WaterRF Helps Water Utilities Prepare For Wildfires

Workshop and industry survey highlight prevention, management and recovery best practices

Wild Fires Water Utilities Water Research Foundation Workshop

Wildfires remain a threat this coming summer with the western U.S. still in the grip of a damaging drought. The impact of those fires on water utilities and, most especially the source water upon which they depend, can have significant, long-term impacts. To help water utilities better understand, prepare for and recover from wildfires, the Water Research Foundation (WaterRF) recently conducted a Wildfire Readiness and Response Workshop on the issue.

The workshop gave water utility managers and other interested parties information on the impacts wildfires have on water quality and watershed ecology and how these effects can be mitigated or minimized. The event was supported by the U.S. Environmental Protection Agency’s Source Protection Program and the Urban Waters Federal Partnership.

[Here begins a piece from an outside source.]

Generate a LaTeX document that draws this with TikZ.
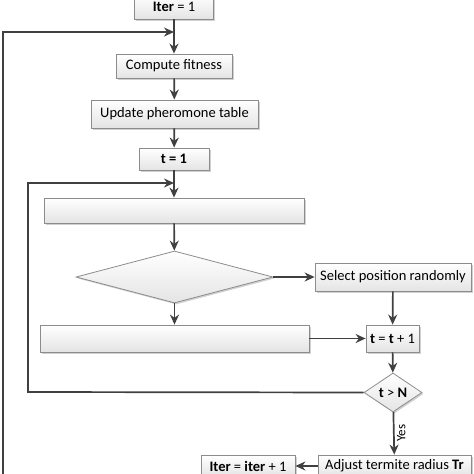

Last year, approximately 43,000 wildfires were reported in the U.S., burning a total of 6.4 million acres, or 10,000 sq miles of land. These wildfires have far-lingering effects beyond just the loss of forestation and wildfire. Burned areas are vulnerable to erosion and mud slides that can fill up sources of drinking water with ash, silt, fire retardant chemicals and contaminants, impacting both water quality and quantity.

Experts from the water industry, academia and government agencies addressed the following key areas:

  • Assessing and Reducing Rick
  • Wildfire Impacts on Water Quality and Quantity
  • Post-Fire Restoration and Management Practices

During the workshop, results from an industry survey “Report on the Impacts of Wildfire on Drinking Water Systems” were shared. In addition to providing a number of case studies highlighting wildfire-related experiences of numerous water utilities, survey respondents identified the following mitigation best practices to help enhance the resiliency of watersheds and drinking water infrastructure to wildfire. These include:

  • Conducting strategic fuel reduction activities (such as burning, mechanical removal, grazing, etc.) in the watershed and areas immediately surrounding reservoirs.
  • Ensuring proper maintenance in and around the wells, pumps and storage tanks.
  • Providing education in the form of staff training and awareness among rural residents.
  • Encouraging state or county ordinances to require fire safe activities around rural residences.
  • Creating a network of shaded fuel breaks at key locations to provide firefighters access to remote areas.
  • Developing partnerships and cooperation with other organizations to ensure upstream reservoirs have sediment containment capacity.
  • Being prepared in the event of a fire, including diversifying water intakes and establishing redundancy of treatment plants and raw water supplies.
  • Planning for wildfire appropriately, such as having a formal plan, implementing fuel hazard reduction/reducing wildfire severity, and developing pre-permitting sediment control structures downstream from high hazard areas.
  • Managing forest area in a way that will aid in delivering the highest water quality possible, such as considering the age and species composition of the forest.

The workshop presentations are available on the workshop webpage. The final project report, which will include a review of other literature on the topic, survey results and the final outcome of the workshop, will be published later this summer.